Charts and diagrams as code:

.....

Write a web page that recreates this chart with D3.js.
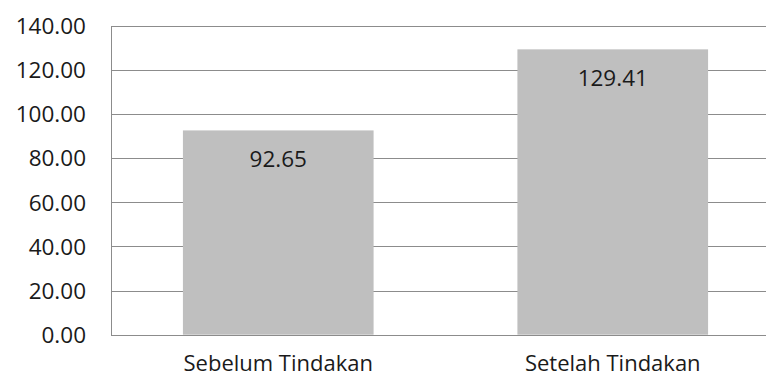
<!DOCTYPE html>
<html>
<head>
<meta charset="utf-8">
<script src="https://cdn.jsdelivr.net/npm/d3@7"></script>
<style>
  body { margin: 0; background: #fff; overflow: hidden; }
  text { font-family: "Open Sans", sans-serif; fill: #1a1a1a; }
</style>
</head>
<body>
<script>
var w = 766;
var h = 378;

var categories = ["Sebelum Tindakan", "Setelah Tindakan"];
var values = [92.65, 129.41];
var yTicks = [0, 20, 40, 60, 80, 100, 120, 140];

var margin = {top: 26, left: 111, bottom: 43.3};
var plotRight = 780; // plot runs past the right edge of the picture

var svg = d3.select("body")
  .append("svg")
    .attr("width", w)
    .attr("height", h);

var x = d3.scaleBand()
  .domain(categories)
  .range([margin.left, plotRight])
  .paddingInner(0.43)
  .paddingOuter(0.215);

var y = d3.scaleLinear()
  .domain([0, 140])
  .range([h - margin.bottom, margin.top]);

// gridlines
svg.selectAll("line.grid")
  .data(yTicks)
  .enter()
  .append("line")
    .attr("class", "grid")
    .attr("x1", margin.left)
    .attr("x2", plotRight)
    .attr("y1", function(d) { return Math.round(y(d)) + 0.5; })
    .attr("y2", function(d) { return Math.round(y(d)) + 0.5; })
    .attr("stroke", "#8c8c8c")
    .attr("stroke-width", 1);

// left axis line
svg.append("line")
  .attr("x1", margin.left + 0.5)
  .attr("x2", margin.left + 0.5)
  .attr("y1", Math.round(y(140)))
  .attr("y2", Math.round(y(0)) + 1)
  .attr("stroke", "#8c8c8c");

// y tick labels
svg.selectAll("text.ytick")
  .data(yTicks)
  .enter()
  .append("text")
    .attr("class", "ytick")
    .attr("x", 86)
    .attr("y", function(d) { return y(d); })
    .attr("dy", "0.36em")
    .attr("text-anchor", "end")
    .style("font-size", "22.5px")
    .text(function(d) { return d3.format(".2f")(d); });

// bars
svg.selectAll("rect.bar")
  .data(values)
  .enter()
  .append("rect")
    .attr("class", "bar")
    .attr("x", function(d, i) { return x(categories[i]); })
    .attr("y", function(d) { return y(d); })
    .attr("width", x.bandwidth())
    .attr("height", function(d) { return y(0) - y(d); })
    .attr("fill", "#bfbfbf");

// value labels
svg.selectAll("text.val")
  .data(values)
  .enter()
  .append("text")
    .attr("class", "val")
    .attr("x", function(d, i) { return x(categories[i]) + x.bandwidth() / 2; })
    .attr("y", function(d) { return y(d) + 37; })
    .attr("text-anchor", "middle")
    .style("font-size", "22.5px")
    .text(function(d) { return d3.format(".2f")(d); });

// category labels
svg.selectAll("text.cat")
  .data(categories)
  .enter()
  .append("text")
    .attr("class", "cat")
    .attr("x", function(d) { return x(d) + x.bandwidth() / 2; })
    .attr("y", 371)
    .attr("text-anchor", "middle")
    .style("font-size", "22px")
    .text(function(d) { return d; });
</script>
</body>
</html>
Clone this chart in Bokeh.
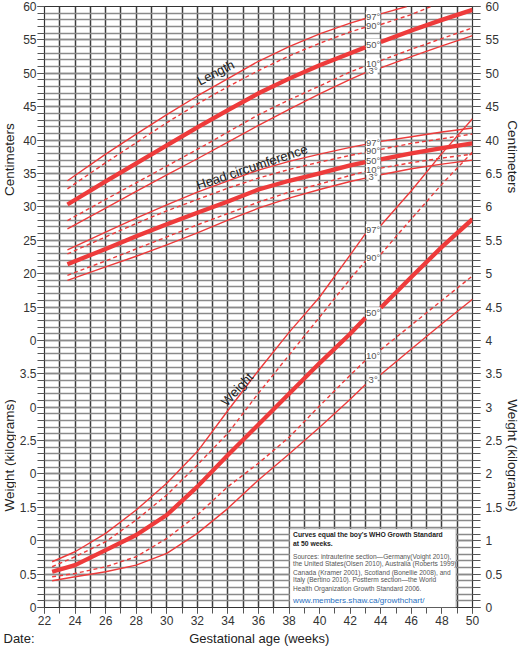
import json
import numpy as np
from bokeh.plotting import figure
from bokeh.layouts import row, column
from bokeh.models import (Range1d, LinearAxis, FixedTicker, CustomJSTickFormatter,
                          Label, BoxAnnotation, ColumnDataSource)
from bokeh.core.properties import value
from bokeh.embed import file_html
from bokeh.resources import INLINE

# ---------------- data ----------------
LEN_WEEKS = [23.5, 26, 28, 30, 32, 34, 36, 38, 40, 42, 43, 44, 46, 48, 50]
LEN_P97_WEEKS = [23.5, 26, 28, 30, 32, 34, 36, 38, 40, 42, 43, 44, 45.7]
LEN_P90_WEEKS = [23.5, 26, 28, 30, 32, 34, 36, 38, 40, 42, 43, 44, 46, 47.3]
LEN_P97 = [33.9, 37.9, 40.9, 43.8, 46.6, 49.2, 51.8, 54.0, 55.9, 57.5, 58.2, 58.9, 60.0]
LEN_P90 = [32.7, 36.6, 39.6, 42.6, 45.4, 48.0, 50.4, 52.6, 54.5, 56.2, 56.9, 57.3, 58.8, 60.0]
LEN_P50 = [30.35, 33.8, 36.5, 39.2, 41.9, 44.5, 47.0, 49.2, 51.2, 53.0, 53.9, 54.7, 56.4, 58.0, 59.5]
LEN_P10 = [27.95, 31.1, 33.6, 36.1, 38.6, 41.2, 43.8, 46.0, 48.1, 50.2, 51.1, 51.9, 53.6, 55.2, 56.8]
LEN_P3 = [26.7, 29.8, 32.3, 34.8, 37.2, 39.7, 42.2, 44.6, 46.9, 49.1, 50.1, 50.8, 52.5, 54.1, 55.65]

HC_WEEKS = [23.5, 26, 28, 30, 32, 34, 36, 38, 40, 42, 43, 44, 46, 48, 50]
HC_P97 = [23.55, 26.2, 28.3, 30.3, 32.2, 33.9, 35.5, 36.8, 37.9, 38.9, 39.35, 39.8, 40.5, 41.2, 41.8]
HC_P90 = [22.95, 25.5, 27.5, 29.4, 31.1, 32.8, 34.3, 35.6, 36.7, 37.7, 38.15, 38.6, 39.5, 40.2, 40.9]
HC_P50 = [21.4, 23.7, 25.6, 27.4, 29.1, 30.8, 32.6, 33.9, 35.0, 36.2, 36.7, 37.1, 38.0, 38.8, 39.5]
HC_P10 = [19.75, 21.9, 23.7, 25.5, 27.3, 29.0, 30.7, 32.2, 33.4, 34.7, 35.3, 35.8, 36.6, 37.3, 37.9]
HC_P3 = [19.0, 21.0, 22.6, 24.3, 26.1, 28.0, 29.8, 31.3, 32.6, 33.8, 34.3, 34.8, 35.7, 36.4, 37.0]

WT_WEEKS = [22.5, 24, 26, 28, 30, 32, 34, 36, 38, 40, 42, 43, 44, 46, 48, 50]
WT_P97 = [0.685, 0.835, 1.11, 1.46, 1.86, 2.335, 2.95, 3.55, 4.12, 4.65, 5.28, 5.60, 5.72, 6.24, 6.80, 7.32]
WT_P90 = [0.61, 0.76, 0.985, 1.31, 1.685, 2.135, 2.61, 3.21, 3.78, 4.35, 4.92, 5.19, 5.29, 5.82, 6.34, 6.82]
WT_P50 = [0.535, 0.635, 0.86, 1.085, 1.385, 1.81, 2.285, 2.74, 3.20, 3.66, 4.10, 4.34, 4.49, 4.95, 5.40, 5.815]
WT_P10 = [0.46, 0.51, 0.61, 0.76, 1.035, 1.385, 1.81, 2.16, 2.55, 3.02, 3.48, 3.70, 3.86, 4.23, 4.60, 4.965]
WT_P3 = [0.40, 0.46, 0.535, 0.635, 0.81, 1.11, 1.485, 1.91, 2.30, 2.70, 3.12, 3.34, 3.49, 3.87, 4.25, 4.615]

PCT_LABELS = ["97°", "90°", "50°", "10°", "3°"]

X_TICKS = list(range(22, 51, 2))
LEFT_TICK_LABELS = ["0", "0.5", "0", "1.5", "0", "2.5", "0", "3.5", "0", "15",
                    "20", "25", "30", "35", "40", "45", "50", "55", "60"]
RIGHT_TICK_LABELS = ["0", "0.5", "1", "1.5", "2", "2.5", "3", "3.5", "4", "4.5",
                     "5", "5.5", "6", "6.5", "40", "45", "50", "55", "60"]

NOTE_TITLE = ["Curves equal the boy's WHO Growth Standard", "at 50 weeks."]
NOTE_LINES = ["Sources: intrauterine section\u2014Germany(Voight 2010),",
              "the United States(Olsen 2010), Australia (Roberts 1999)",
              "Canada (Kramer 2001), Scotland (Bonellie 2008), and",
              "Italy (Bertino 2010). Postterm section\u2014the World",
              "Health Organization Growth Standard 2006."]
NOTE_URL = "www.members.shaw.ca/growthchart/"

# ---------------- styling / layout ----------------
RED = "#ee3b3b"
FONT = "Liberation Sans"
TXT = "#222222"
LEFT_W, RIGHT_W, BOTTOM_H = 16, 15, 14
MAIN_W, MAIN_H = 489, 632
ML, MR, MT, MB = 28, 32, 6, 25
KG_MAX = 9.0


def strip(w, h, xr, yr):
    s = figure(width=w, height=h, output_backend="svg", toolbar_location=None,
               x_range=Range1d(*xr), y_range=Range1d(*yr),
               x_axis_location=None, y_axis_location=None, min_border=0,
               background_fill_color="white", border_fill_color="white")
    s.outline_line_color = None
    s.grid.visible = False
    return s


p = figure(width=MAIN_W, height=MAIN_H, output_backend="svg", toolbar_location=None,
           x_range=Range1d(22, 50), y_range=Range1d(0, KG_MAX),
           min_border_left=ML, min_border_right=MR, min_border_top=MT,
           min_border_bottom=MB, background_fill_color="white",
           border_fill_color="white")
p.extra_y_ranges = {"cm": Range1d(-30, 60)}
p.outline_line_color = "#333333"
p.outline_line_width = 1.2

y_ticker = FixedTicker(ticks=[i * 0.5 for i in range(19)],
                       minor_ticks=[round(i * 0.1, 1) for i in range(91)])
x_ticker = FixedTicker(ticks=X_TICKS, minor_ticks=list(range(22, 51)))


def fmt(labels):
    return CustomJSTickFormatter(code="const L = %s; const i = Math.round(tick*2); return (L[i] !== undefined) ? L[i] : '';" % json.dumps(labels))


def style_axis(ax, ticker, tick_out, standoff):
    ax.ticker = ticker
    ax.axis_line_color = None
    ax.major_tick_line_color = "#333333"
    ax.minor_tick_line_color = "#555555"
    ax.major_tick_in = 0
    ax.minor_tick_in = 0
    ax.major_tick_out = tick_out
    ax.minor_tick_out = tick_out
    ax.major_label_standoff = standoff
    ax.major_label_text_font = FONT
    ax.major_label_text_font_size = "12px"
    ax.major_label_text_color = "#333333"


left = p.yaxis[0]
style_axis(left, y_ticker, 7, 1)
left.formatter = fmt(LEFT_TICK_LABELS)

right = LinearAxis(formatter=fmt(RIGHT_TICK_LABELS))
style_axis(right, y_ticker, 8, 5)
p.add_layout(right, "right")

bottom = p.xaxis[0]
style_axis(bottom, x_ticker, 6, 2)

p.xgrid.ticker = FixedTicker(ticks=list(range(22, 51)))
p.xgrid.grid_line_color = "#3d3d3d"
p.xgrid.grid_line_width = 1.5
p.ygrid.ticker = y_ticker
p.ygrid.grid_line_color = "#8a8a8a"
p.ygrid.grid_line_width = 1.4
p.ygrid.minor_grid_line_color = "#8a8a8a"
p.ygrid.minor_grid_line_width = 1.4


def split(weeks, vals):
    xs, ys = [], []
    for w, v in zip(weeks, vals):
        if w == 44:
            xs.append(np.nan)
            ys.append(np.nan)
        xs.append(w)
        ys.append(v)
    return xs, ys


STYLE = {"97°": (1.4, "solid"), "90°": (1.4, "4 3"), "50°": (4.3, "solid"),
         "10°": (1.4, "4 3"), "3°": (1.4, "solid")}

groups = [
    ("cm", [(LEN_P97_WEEKS, LEN_P97), (LEN_P90_WEEKS, LEN_P90), (LEN_WEEKS, LEN_P50),
            (LEN_WEEKS, LEN_P10), (LEN_WEEKS, LEN_P3)]),
    ("cm", [(HC_WEEKS, HC_P97), (HC_WEEKS, HC_P90), (HC_WEEKS, HC_P50),
            (HC_WEEKS, HC_P10), (HC_WEEKS, HC_P3)]),
    ("default", [(WT_WEEKS, WT_P97), (WT_WEEKS, WT_P90), (WT_WEEKS, WT_P50),
                 (WT_WEEKS, WT_P10), (WT_WEEKS, WT_P3)]),
]

for rng, curves in groups:
    lx, ly, lt = [], [], []
    for lab, (wks, vals) in zip(PCT_LABELS, curves):
        xs, ys = split(wks, vals)
        lw, dash = STYLE[lab]
        p.line(xs, ys, y_range_name=rng, line_color=RED, line_width=lw,
               line_dash=dash, line_join="round", line_cap="butt")
        v43 = vals[wks.index(43)]
        v44 = vals[wks.index(44)]
        lx.append(43.5)
        ly.append((v43 + v44) / 2.0)
        lt.append(lab)
    src = ColumnDataSource(dict(x=lx, y=ly, t=lt))
    # white backing boxes first, then the label texts on top of all boxes
    p.text(x="x", y="y", text="t", source=src, y_range_name=rng,
           text_font=value(FONT), text_font_size="9.5px", text_alpha=0.0,
           text_align="center", text_baseline="middle",
           background_fill_color="white")
    p.text(x="x", y="y", text="t", source=src, y_range_name=rng,
           text_font=value(FONT), text_font_size="9.5px", text_color="#555555",
           text_align="center", text_baseline="middle")

# curve names
p.add_layout(Label(x=33.2, y=50.1, y_range_name="cm", text="Length",
                   angle=np.radians(27), text_font=FONT, text_font_size="13px",
                   text_color=TXT, text_align="center", text_baseline="middle"))
p.add_layout(Label(x=35.57, y=35.96, y_range_name="cm", text="Head circumference",
                   angle=np.radians(18.6), text_font=FONT, text_font_size="13px",
                   text_color=TXT, text_align="center", text_baseline="middle"))
p.add_layout(Label(x=34.6, y=3.27, text="Weight", angle=np.radians(47),
                   text_font=FONT, text_font_size="13px", text_color=TXT,
                   text_align="center", text_baseline="middle"))

# note box
p.add_layout(BoxAnnotation(left=38.04, right=48.92, bottom=0, top=1.178,
                           fill_color="white", fill_alpha=1.0,
                           line_color="#333333", line_width=1))
NX = 38.26
for txt, yy in zip(NOTE_TITLE, [1.089, 0.963]):
    p.add_layout(Label(x=NX, y=yy, text=txt, text_font=FONT, text_font_size="6.8px",
                       text_font_style="bold", text_color=TXT,
                       text_align="left", text_baseline="middle"))
for txt, yy in zip(NOTE_LINES, [0.768, 0.654, 0.529, 0.415, 0.289]):
    p.add_layout(Label(x=NX, y=yy, text=txt, text_font=FONT, text_font_size="6.6px",
                       text_color="#555555", text_align="left", text_baseline="middle"))
p.add_layout(Label(x=NX, y=0.105, text=NOTE_URL, text_font=FONT, text_font_size="8.1px",
                   text_color="#2a6fc0", text_align="left", text_baseline="middle"))

# side strips with the axis titles (page-pixel coordinates)
ls = strip(LEFT_W, MAIN_H, (0, LEFT_W), (MAIN_H, 0))
ls.text(x=[9, 9], y=[161, 472], text=["Centimeters", "Weight (kilograms)"],
        angle=np.pi / 2, text_font=value(FONT), text_font_size="13.5px",
        text_color=TXT, text_align="center", text_baseline="middle")

rs = strip(RIGHT_W, MAIN_H, (LEFT_W + MAIN_W, 520), (MAIN_H, 0))
rs.text(x=[512, 512], y=[158, 472], text=["Centimeters", "Weight (kilograms)"],
        angle=-np.pi / 2, text_font=value(FONT), text_font_size="13.5px",
        text_color=TXT, text_align="center", text_baseline="middle")

bs = strip(520, BOTTOM_H, (0, 520), (MAIN_H + BOTTOM_H, MAIN_H))
bs.text(x=[3, 258.8], y=[638, 638], text=["Date:", "Gestational age (weeks)"],
        text_align=["left", "center"], text_font=value(FONT), text_font_size="13px",
        text_color=TXT, text_baseline="middle")

layout = column(row(ls, p, rs, spacing=0), bs, spacing=0)
open("out.html", "w").write(file_html(layout, INLINE))
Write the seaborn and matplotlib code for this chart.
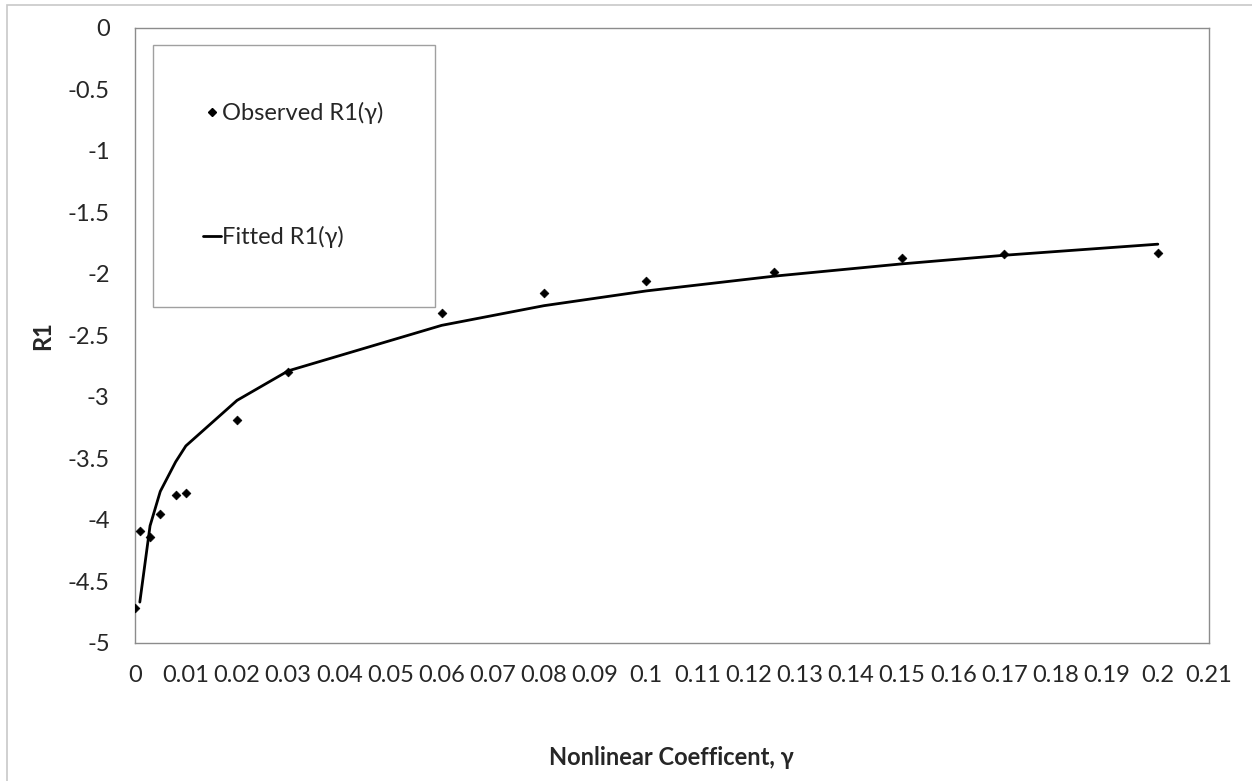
import matplotlib
matplotlib.use("Agg")
import matplotlib.pyplot as plt
import numpy as np
import pandas as pd
import seaborn as sns
from matplotlib.ticker import MultipleLocator, FuncFormatter
from matplotlib.patches import Rectangle
from matplotlib.lines import Line2D

# Observed R1 values for each nonlinear coefficient
gamma_obs = [0, 0.001, 0.003, 0.005, 0.008, 0.01, 0.02, 0.03, 0.06, 0.08, 0.1, 0.125, 0.15, 0.17, 0.2]
r1_obs = [-4.72, -4.09, -4.14, -3.95, -3.80, -3.78, -3.19, -2.80, -2.32, -2.16, -2.06, -1.99, -1.87, -1.84, -1.83]

# Fitted R1 curve
gamma_fit = [0.001, 0.003, 0.005, 0.008, 0.01, 0.02, 0.03, 0.06, 0.08, 0.1, 0.125, 0.15, 0.17, 0.2]
r1_fit = [-4.67, -4.05, -3.77, -3.53, -3.40, -3.03, -2.79, -2.42, -2.26, -2.14, -2.02, -1.92, -1.85, -1.76]

obs = pd.DataFrame({"gamma": gamma_obs, "R1": r1_obs})
fit = pd.DataFrame({"gamma": gamma_fit, "R1": r1_fit})

sns.set_theme(style="white")
plt.rcParams["font.family"] = ["Lato", "DejaVu Sans"]

W, H = 1252, 781
fig = plt.figure(figsize=(W / 100, H / 100), dpi=100)
fig.patch.set_facecolor("white")

# plot area in pixels
left, right, top, bottom = 134.7, 1209.0, 27.7, 642.7
ax = fig.add_axes([left / W, 1 - bottom / H, (right - left) / W, (bottom - top) / H])

sns.lineplot(data=fit, x="gamma", y="R1", ax=ax, color="black", linewidth=2.0,
             sort=False, estimator=None)
sns.scatterplot(data=obs, x="gamma", y="R1", ax=ax, color="black", marker="D",
                s=20, edgecolor="black", linewidth=0.5, zorder=3)

ax.set_xlim(0, 0.21)
ax.set_ylim(-5, 0)

ax.xaxis.set_major_locator(MultipleLocator(0.01))
ax.xaxis.set_minor_locator(MultipleLocator(0.002))
ax.yaxis.set_major_locator(MultipleLocator(0.5))
ax.yaxis.set_minor_locator(MultipleLocator(0.1))


def fmt(v, _pos):
    v = round(v, 3)
    if v == 0:
        return "0"
    return f"{v:g}"


ax.xaxis.set_major_formatter(FuncFormatter(fmt))
ax.yaxis.set_major_formatter(FuncFormatter(fmt))

spine_col = "#8c8c8c"
for s in ax.spines.values():
    s.set_color(spine_col)
    s.set_linewidth(1.0)

ax.tick_params(axis="x", which="major", direction="in", length=5, width=0.8,
               color=spine_col, labelsize=17, pad=16, top=False)
ax.tick_params(axis="x", which="minor", direction="in", length=3, width=0.8,
               color=spine_col, top=False)
ax.tick_params(axis="y", which="both", direction="in", length=4.3, width=0.8,
               color=spine_col, labelsize=17, pad=18, right=False)

ax.set_xlabel("Nonlinear Coefficent, γ", fontsize=17, fontweight="bold")
ax.set_ylabel("R1", fontsize=17, fontweight="bold")
ax.xaxis.label.set_va("center")
ax.yaxis.label.set_va("center")
ax.xaxis.set_label_coords(0.5, -0.186)
ax.yaxis.set_label_coords(-0.0854, 0.5)

# legend: entries without frame, box drawn separately
handles = [
    Line2D([], [], color="black", marker="D", markersize=4, linestyle="none"),
    Line2D([], [], color="black", linewidth=2.0),
]
leg = fig.legend(handles, ["Observed R1(γ)", "Fitted R1(γ)"],
                 loc="center left", bbox_to_anchor=(203 / W, 1 - 175 / H),
                 frameon=False, fontsize=17, handlelength=0.75, handletextpad=0.05,
                 labelspacing=4.3, borderpad=0, borderaxespad=0)

fig.add_artist(Rectangle((153.3 / W, 1 - 306.7 / H), (435 - 153.3) / W, (306.7 - 45.3) / H,
                         transform=fig.transFigure, fill=False, edgecolor="#a0a0a0",
                         linewidth=1.0))
# outer chart border
fig.add_artist(Rectangle((7 / W, 1 - 800 / H), (1270 - 7) / W, (800 - 5) / H,
                         transform=fig.transFigure, fill=False, edgecolor="#c8c8c8",
                         linewidth=1.2))

fig.savefig("out.png", dpi=100)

.....

== REQUEST ==
Using the data above, which lines fall from the one with "Write the seaborn" through the one with "-1.87, -1.84, -1.83]"? Repeat them exactly, ends included, minus any pictures.

== EXERCISE RESPONSE ==
Write the seaborn and matplotlib code for this chart.
import matplotlib
matplotlib.use("Agg")
import matplotlib.pyplot as plt
import numpy as np
import pandas as pd
import seaborn as sns
from matplotlib.ticker import MultipleLocator, FuncFormatter
from matplotlib.patches import Rectangle
from matplotlib.lines import Line2D

# Observed R1 values for each nonlinear coefficient
gamma_obs = [0, 0.001, 0.003, 0.005, 0.008, 0.01, 0.02, 0.03, 0.06, 0.08, 0.1, 0.125, 0.15, 0.17, 0.2]
r1_obs = [-4.72, -4.09, -4.14, -3.95, -3.80, -3.78, -3.19, -2.80, -2.32, -2.16, -2.06, -1.99, -1.87, -1.84, -1.83]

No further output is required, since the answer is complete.